## Exercise prompt
Below are some entries. Transcribe the lines from the one holding "Give me the TikZ source for this diagram." to the one holding "(studentexpelledtype) at (533,501)", inclusive, but not the pictures among them.

[Source code of charts]
**********

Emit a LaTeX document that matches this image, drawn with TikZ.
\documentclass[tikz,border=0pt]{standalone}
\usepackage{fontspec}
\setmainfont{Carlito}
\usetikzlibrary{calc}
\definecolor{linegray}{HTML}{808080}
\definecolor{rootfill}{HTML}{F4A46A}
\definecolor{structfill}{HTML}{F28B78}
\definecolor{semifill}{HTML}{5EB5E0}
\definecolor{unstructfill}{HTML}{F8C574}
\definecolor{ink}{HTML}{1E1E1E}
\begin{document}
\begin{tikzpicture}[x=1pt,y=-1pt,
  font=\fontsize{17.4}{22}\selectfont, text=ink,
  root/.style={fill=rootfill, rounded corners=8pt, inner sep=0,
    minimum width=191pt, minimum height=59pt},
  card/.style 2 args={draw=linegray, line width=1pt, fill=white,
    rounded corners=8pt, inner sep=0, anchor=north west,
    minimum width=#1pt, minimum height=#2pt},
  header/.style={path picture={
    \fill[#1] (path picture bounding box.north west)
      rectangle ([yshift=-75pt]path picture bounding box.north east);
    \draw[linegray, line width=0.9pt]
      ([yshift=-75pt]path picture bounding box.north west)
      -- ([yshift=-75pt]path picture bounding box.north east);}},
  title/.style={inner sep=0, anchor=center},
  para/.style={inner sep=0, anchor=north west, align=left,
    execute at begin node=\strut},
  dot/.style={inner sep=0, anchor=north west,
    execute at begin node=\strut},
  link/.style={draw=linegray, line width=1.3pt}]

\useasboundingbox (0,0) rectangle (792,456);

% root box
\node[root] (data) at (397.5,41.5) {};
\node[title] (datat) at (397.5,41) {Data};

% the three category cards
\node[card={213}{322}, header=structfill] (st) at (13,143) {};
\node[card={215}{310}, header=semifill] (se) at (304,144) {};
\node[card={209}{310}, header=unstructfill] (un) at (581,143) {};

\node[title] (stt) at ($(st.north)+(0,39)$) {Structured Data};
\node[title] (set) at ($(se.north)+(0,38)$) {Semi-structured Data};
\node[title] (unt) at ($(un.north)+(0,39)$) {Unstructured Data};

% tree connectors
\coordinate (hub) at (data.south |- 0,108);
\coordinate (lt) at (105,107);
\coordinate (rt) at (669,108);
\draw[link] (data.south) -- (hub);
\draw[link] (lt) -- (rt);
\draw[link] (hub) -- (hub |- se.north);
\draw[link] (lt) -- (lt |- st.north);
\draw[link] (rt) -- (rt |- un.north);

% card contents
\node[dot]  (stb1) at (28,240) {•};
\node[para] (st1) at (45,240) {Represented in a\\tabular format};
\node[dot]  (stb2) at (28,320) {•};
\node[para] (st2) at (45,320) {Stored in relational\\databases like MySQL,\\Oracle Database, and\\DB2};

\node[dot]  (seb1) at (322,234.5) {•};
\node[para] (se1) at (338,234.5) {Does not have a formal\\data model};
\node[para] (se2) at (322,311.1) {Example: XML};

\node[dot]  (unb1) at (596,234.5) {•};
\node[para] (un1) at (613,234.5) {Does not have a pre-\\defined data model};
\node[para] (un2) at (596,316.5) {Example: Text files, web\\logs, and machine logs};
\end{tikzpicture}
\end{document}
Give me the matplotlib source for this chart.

**********

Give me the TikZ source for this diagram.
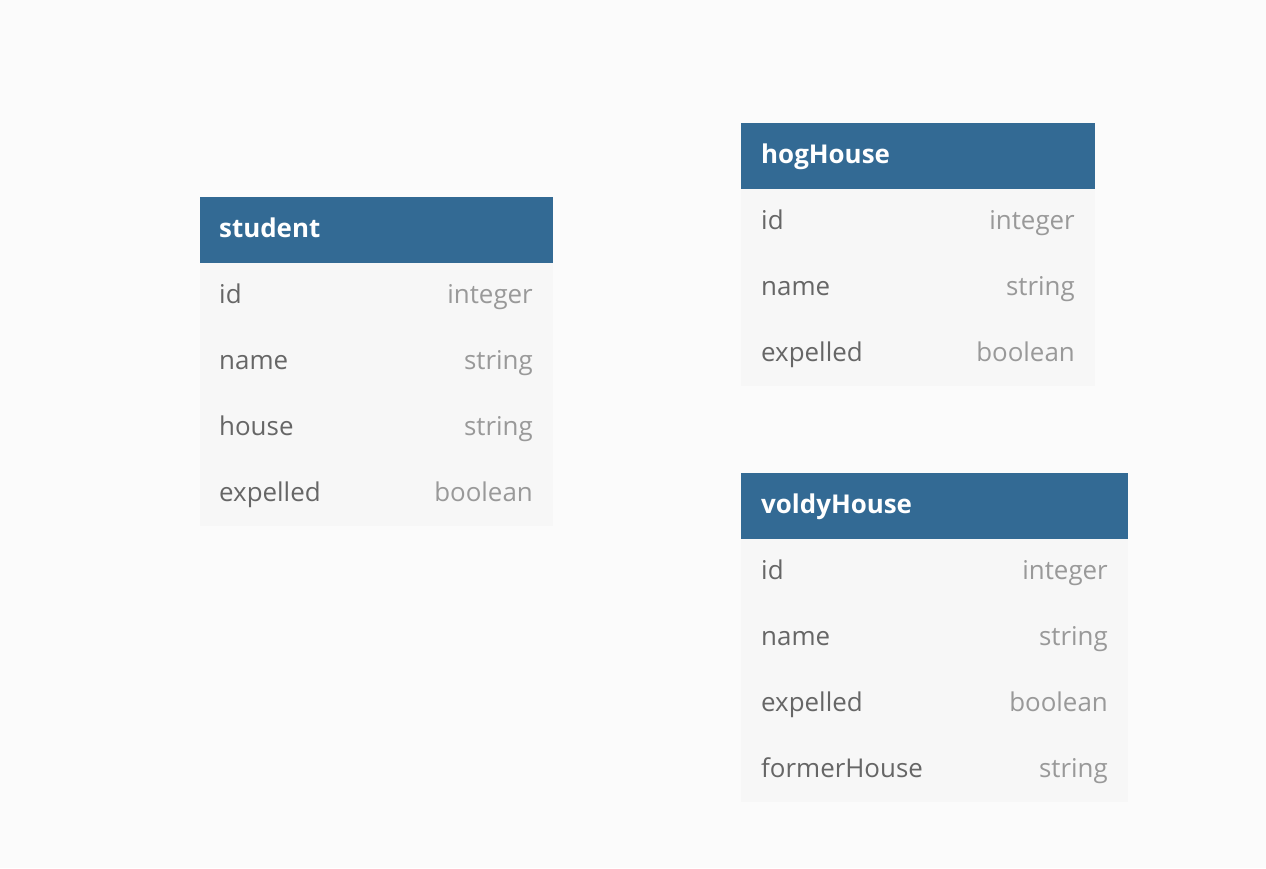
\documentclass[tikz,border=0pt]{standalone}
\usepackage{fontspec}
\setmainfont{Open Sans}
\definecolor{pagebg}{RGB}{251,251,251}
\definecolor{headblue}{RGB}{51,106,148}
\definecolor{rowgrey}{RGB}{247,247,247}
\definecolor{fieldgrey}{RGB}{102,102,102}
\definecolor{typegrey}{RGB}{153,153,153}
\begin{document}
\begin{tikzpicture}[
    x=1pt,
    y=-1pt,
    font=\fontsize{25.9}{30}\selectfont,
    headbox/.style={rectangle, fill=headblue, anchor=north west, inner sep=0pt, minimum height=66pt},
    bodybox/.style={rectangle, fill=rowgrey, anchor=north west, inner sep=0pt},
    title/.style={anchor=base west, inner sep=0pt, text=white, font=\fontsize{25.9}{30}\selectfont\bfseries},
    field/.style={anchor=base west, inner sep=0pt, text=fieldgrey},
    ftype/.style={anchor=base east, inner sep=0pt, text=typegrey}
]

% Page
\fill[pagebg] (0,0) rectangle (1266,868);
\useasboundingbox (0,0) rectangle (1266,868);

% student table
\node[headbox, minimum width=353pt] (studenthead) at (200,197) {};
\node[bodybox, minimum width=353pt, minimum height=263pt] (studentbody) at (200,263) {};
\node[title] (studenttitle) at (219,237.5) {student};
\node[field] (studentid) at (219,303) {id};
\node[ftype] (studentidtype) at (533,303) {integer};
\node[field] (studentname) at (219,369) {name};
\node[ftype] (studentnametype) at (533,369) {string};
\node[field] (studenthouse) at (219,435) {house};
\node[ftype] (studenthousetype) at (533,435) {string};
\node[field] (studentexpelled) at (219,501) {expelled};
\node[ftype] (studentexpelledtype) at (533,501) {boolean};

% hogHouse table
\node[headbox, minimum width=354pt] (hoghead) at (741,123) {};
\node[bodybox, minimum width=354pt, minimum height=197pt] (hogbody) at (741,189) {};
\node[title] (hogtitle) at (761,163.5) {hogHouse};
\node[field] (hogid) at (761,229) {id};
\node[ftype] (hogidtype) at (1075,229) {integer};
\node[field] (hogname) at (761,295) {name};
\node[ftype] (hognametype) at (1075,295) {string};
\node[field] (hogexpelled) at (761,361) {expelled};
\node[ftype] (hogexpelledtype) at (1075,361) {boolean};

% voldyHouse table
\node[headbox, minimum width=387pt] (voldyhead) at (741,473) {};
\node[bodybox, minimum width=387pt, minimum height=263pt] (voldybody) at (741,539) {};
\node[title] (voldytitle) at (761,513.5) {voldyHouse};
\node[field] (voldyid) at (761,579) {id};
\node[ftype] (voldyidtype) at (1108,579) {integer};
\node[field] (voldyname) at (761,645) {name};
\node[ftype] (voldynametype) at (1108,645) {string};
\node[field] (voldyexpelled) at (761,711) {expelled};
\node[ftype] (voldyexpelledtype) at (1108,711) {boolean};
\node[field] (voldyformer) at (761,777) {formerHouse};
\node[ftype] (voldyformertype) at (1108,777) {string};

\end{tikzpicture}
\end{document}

**********

## Solution for this task
Give me the TikZ source for this diagram.
\documentclass[tikz,border=0pt]{standalone}
\usepackage{fontspec}
\setmainfont{Open Sans}
\definecolor{pagebg}{RGB}{251,251,251}
\definecolor{headblue}{RGB}{51,106,148}
\definecolor{rowgrey}{RGB}{247,247,247}
\definecolor{fieldgrey}{RGB}{102,102,102}
\definecolor{typegrey}{RGB}{153,153,153}
\begin{document}
\begin{tikzpicture}[
    x=1pt,
    y=-1pt,
    font=\fontsize{25.9}{30}\selectfont,
    headbox/.style={rectangle, fill=headblue, anchor=north west, inner sep=0pt, minimum height=66pt},
    bodybox/.style={rectangle, fill=rowgrey, anchor=north west, inner sep=0pt},
    title/.style={anchor=base west, inner sep=0pt, text=white, font=\fontsize{25.9}{30}\selectfont\bfseries},
    field/.style={anchor=base west, inner sep=0pt, text=fieldgrey},
    ftype/.style={anchor=base east, inner sep=0pt, text=typegrey}
]

% Page
\fill[pagebg] (0,0) rectangle (1266,868);
\useasboundingbox (0,0) rectangle (1266,868);

% student table
\node[headbox, minimum width=353pt] (studenthead) at (200,197) {};
\node[bodybox, minimum width=353pt, minimum height=263pt] (studentbody) at (200,263) {};
\node[title] (studenttitle) at (219,237.5) {student};
\node[field] (studentid) at (219,303) {id};
\node[ftype] (studentidtype) at (533,303) {integer};
\node[field] (studentname) at (219,369) {name};
\node[ftype] (studentnametype) at (533,369) {string};
\node[field] (studenthouse) at (219,435) {house};
\node[ftype] (studenthousetype) at (533,435) {string};
\node[field] (studentexpelled) at (219,501) {expelled};
\node[ftype] (studentexpelledtype) at (533,501) {boolean};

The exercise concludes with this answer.